Tell how many lines include the string "this". Answer with a single number.

## Rows from a dataset of charts and code

>>

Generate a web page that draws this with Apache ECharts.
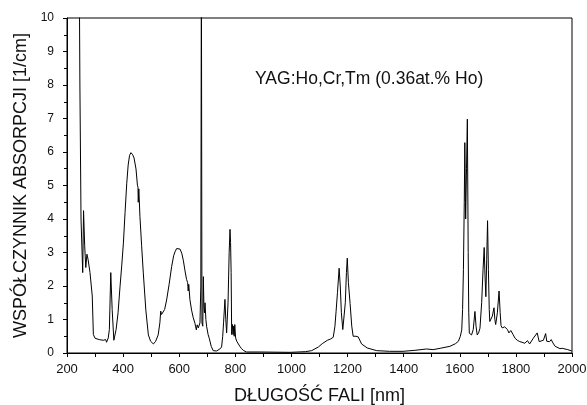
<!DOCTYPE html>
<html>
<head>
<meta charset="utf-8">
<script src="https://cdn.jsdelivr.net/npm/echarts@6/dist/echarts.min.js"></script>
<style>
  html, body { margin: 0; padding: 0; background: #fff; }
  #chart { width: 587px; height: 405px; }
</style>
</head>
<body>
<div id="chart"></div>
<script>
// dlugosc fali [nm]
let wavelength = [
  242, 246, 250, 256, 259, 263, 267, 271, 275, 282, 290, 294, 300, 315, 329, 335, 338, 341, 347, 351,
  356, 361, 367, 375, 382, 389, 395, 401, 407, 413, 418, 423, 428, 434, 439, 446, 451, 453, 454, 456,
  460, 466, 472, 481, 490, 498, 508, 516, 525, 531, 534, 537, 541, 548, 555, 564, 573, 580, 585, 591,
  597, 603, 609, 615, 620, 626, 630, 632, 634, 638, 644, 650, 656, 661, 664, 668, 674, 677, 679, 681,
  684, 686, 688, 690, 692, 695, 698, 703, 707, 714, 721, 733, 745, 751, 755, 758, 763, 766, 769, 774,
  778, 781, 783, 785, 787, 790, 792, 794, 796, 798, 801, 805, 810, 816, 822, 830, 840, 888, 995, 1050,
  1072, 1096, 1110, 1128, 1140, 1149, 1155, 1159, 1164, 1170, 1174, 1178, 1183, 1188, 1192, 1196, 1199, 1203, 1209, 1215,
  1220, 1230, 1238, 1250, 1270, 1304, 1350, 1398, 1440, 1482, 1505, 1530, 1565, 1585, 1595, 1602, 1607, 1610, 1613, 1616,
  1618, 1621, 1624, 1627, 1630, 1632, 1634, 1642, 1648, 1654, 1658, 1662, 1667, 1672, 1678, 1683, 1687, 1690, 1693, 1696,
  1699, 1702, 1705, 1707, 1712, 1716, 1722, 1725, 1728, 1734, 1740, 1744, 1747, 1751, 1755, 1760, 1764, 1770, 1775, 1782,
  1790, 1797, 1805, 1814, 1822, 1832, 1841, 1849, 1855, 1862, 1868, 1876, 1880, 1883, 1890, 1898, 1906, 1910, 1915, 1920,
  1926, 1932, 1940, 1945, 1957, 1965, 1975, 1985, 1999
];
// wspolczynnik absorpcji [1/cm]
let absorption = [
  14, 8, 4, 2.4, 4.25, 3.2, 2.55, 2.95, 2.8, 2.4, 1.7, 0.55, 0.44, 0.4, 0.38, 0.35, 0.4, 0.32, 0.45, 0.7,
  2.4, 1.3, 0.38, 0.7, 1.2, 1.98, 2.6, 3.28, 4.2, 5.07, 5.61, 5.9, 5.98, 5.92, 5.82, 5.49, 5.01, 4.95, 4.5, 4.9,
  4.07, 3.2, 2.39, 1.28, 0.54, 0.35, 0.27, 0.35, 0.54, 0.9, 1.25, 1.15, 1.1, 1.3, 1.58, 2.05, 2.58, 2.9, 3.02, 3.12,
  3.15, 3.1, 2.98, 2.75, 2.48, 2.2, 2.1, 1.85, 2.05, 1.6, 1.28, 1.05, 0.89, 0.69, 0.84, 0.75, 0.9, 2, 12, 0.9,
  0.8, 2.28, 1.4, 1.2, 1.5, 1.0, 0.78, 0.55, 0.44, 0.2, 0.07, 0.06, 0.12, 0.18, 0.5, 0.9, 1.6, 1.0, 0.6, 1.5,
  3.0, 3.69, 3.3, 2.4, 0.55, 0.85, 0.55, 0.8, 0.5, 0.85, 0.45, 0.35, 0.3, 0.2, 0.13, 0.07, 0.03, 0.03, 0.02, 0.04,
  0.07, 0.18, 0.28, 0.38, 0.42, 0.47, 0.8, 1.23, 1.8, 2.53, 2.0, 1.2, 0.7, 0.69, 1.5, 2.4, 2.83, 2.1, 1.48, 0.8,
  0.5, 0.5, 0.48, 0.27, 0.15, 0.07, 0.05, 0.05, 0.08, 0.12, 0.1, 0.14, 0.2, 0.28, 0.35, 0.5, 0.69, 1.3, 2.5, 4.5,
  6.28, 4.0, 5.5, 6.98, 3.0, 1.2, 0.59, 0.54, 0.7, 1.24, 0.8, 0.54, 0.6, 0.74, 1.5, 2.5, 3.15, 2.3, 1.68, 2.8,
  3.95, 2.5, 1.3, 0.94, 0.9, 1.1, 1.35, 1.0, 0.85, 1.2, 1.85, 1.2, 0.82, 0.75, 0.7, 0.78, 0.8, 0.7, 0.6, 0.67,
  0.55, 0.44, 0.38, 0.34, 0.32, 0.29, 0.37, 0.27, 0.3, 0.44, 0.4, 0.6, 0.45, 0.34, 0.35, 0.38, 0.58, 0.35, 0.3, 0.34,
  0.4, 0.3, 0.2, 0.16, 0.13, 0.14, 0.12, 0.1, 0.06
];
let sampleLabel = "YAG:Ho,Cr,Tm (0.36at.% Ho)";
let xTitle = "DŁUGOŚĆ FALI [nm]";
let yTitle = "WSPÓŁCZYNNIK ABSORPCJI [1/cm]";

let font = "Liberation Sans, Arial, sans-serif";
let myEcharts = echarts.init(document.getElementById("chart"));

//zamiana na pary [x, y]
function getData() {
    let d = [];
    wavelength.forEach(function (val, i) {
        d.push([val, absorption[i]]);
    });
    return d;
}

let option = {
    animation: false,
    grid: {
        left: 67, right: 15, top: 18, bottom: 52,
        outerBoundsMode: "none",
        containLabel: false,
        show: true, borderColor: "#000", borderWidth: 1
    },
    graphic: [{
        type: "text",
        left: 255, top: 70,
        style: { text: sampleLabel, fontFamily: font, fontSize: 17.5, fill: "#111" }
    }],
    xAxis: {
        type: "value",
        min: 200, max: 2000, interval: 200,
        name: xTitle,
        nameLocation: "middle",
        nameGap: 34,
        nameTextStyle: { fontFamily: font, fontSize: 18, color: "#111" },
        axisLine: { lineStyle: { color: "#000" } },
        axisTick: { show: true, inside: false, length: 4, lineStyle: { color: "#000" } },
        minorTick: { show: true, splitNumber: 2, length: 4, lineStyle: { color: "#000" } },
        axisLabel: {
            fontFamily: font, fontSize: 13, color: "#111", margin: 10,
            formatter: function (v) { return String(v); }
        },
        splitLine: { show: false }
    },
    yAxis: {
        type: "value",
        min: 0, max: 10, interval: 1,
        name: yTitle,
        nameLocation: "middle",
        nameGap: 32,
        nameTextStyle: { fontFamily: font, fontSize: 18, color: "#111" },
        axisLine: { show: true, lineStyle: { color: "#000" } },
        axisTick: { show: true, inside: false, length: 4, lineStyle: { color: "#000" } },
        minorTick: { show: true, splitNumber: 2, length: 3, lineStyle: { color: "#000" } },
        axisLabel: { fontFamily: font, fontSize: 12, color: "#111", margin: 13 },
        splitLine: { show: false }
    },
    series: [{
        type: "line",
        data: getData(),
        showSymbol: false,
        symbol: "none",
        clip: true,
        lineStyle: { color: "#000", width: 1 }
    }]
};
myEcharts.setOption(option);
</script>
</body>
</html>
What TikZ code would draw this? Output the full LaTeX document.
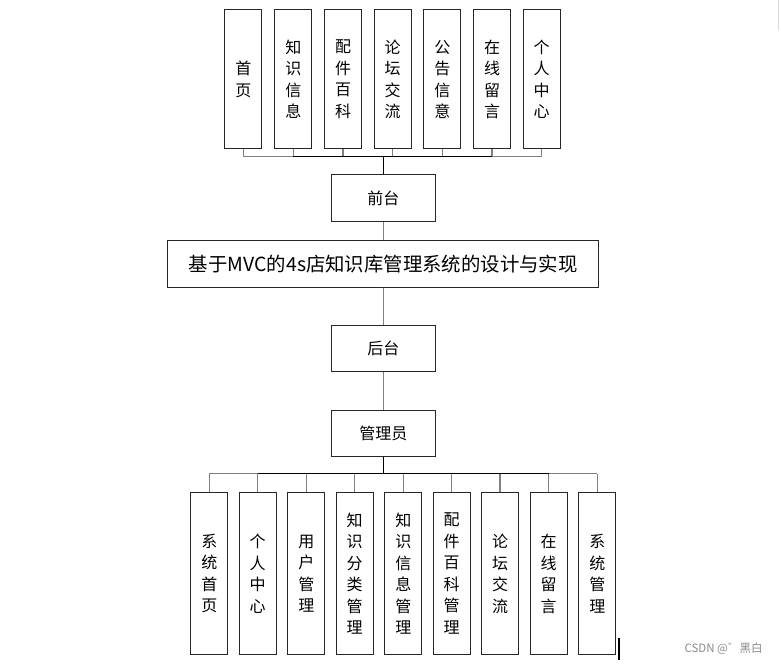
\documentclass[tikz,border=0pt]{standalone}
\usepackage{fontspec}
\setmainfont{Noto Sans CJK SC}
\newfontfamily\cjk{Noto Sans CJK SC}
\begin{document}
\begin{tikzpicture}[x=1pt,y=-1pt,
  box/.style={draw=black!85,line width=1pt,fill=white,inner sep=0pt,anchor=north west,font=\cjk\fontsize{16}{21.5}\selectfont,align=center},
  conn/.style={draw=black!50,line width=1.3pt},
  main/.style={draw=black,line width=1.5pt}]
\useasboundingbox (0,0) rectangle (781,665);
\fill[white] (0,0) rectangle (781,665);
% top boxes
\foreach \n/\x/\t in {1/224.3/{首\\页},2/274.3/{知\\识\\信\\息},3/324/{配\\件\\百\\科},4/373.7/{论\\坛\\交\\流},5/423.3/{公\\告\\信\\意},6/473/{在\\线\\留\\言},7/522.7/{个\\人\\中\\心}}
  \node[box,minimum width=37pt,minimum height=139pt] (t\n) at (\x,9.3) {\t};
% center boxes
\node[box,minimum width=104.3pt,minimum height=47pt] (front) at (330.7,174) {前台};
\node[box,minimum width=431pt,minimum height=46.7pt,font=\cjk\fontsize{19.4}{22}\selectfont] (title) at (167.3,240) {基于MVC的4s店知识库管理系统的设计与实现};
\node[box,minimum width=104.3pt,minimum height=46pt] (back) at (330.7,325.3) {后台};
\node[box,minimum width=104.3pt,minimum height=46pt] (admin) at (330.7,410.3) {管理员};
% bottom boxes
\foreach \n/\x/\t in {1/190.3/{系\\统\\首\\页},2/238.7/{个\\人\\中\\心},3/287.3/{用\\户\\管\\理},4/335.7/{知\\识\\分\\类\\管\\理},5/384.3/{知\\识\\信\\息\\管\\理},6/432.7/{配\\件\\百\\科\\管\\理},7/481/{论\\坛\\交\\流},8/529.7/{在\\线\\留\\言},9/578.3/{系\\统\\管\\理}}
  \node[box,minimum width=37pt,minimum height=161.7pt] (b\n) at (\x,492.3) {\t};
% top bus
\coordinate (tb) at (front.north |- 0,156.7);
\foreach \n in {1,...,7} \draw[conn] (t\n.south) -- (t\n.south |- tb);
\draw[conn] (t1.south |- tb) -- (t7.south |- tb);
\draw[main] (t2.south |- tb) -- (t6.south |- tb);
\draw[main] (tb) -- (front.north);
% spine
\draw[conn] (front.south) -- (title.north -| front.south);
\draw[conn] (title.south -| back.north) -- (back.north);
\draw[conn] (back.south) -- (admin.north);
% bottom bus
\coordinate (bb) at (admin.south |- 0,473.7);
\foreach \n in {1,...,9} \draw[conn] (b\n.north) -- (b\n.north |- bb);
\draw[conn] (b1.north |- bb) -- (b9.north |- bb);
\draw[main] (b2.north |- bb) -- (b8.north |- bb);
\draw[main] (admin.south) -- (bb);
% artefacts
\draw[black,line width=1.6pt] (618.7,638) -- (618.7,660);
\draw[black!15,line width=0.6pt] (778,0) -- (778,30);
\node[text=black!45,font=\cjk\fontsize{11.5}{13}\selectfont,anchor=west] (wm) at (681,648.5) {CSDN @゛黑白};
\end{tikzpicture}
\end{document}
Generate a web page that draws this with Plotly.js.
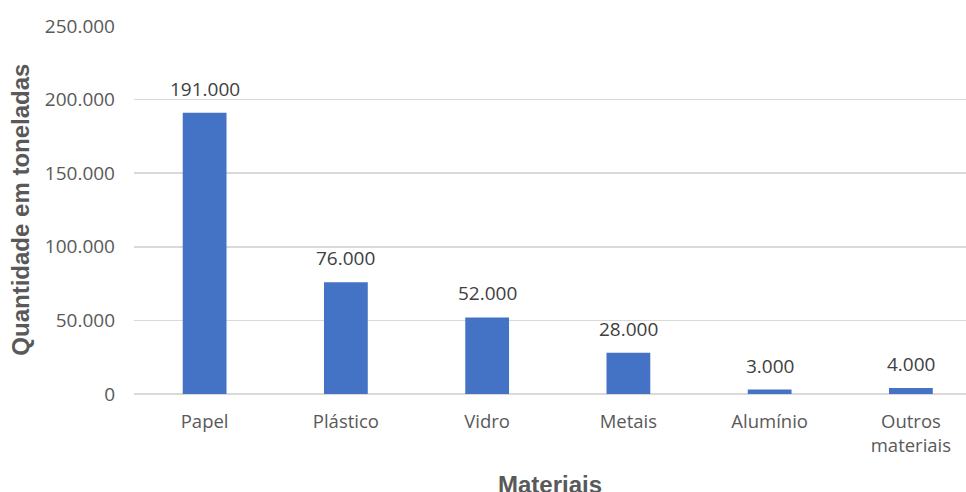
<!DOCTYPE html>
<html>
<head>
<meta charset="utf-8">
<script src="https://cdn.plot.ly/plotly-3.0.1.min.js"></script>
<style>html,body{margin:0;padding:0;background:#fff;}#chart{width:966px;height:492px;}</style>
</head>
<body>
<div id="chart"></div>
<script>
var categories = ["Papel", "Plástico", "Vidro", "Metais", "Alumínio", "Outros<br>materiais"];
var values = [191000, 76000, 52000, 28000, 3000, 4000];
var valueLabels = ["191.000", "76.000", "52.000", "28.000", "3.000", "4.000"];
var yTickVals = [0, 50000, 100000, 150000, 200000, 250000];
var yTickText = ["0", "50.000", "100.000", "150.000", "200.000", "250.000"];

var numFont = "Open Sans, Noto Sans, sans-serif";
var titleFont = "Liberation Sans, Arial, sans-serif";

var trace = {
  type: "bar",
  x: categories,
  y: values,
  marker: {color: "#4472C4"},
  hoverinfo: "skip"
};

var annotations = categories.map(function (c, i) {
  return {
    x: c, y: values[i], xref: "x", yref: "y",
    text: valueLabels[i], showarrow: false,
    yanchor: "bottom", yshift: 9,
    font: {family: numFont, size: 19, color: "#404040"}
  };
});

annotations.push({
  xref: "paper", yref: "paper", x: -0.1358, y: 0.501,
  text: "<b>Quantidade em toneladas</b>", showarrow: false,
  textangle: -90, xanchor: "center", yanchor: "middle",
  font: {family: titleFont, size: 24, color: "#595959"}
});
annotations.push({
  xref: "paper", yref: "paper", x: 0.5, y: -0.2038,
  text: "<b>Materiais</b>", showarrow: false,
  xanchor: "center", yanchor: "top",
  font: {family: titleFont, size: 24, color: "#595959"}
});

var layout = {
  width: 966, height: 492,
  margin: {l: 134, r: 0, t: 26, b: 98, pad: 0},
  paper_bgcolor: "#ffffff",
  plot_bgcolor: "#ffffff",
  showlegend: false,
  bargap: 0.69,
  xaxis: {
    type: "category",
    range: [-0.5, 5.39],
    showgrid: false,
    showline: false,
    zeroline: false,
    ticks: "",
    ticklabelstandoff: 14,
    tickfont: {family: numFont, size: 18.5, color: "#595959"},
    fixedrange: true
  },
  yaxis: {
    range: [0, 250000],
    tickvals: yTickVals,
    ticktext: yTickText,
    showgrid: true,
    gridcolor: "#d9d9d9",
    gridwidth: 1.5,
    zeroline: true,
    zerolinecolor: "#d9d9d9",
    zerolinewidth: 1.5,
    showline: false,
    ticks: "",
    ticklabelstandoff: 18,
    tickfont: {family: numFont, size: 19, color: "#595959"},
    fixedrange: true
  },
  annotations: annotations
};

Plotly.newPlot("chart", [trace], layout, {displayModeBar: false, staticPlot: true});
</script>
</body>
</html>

<<

## WORKED SOLUTION
3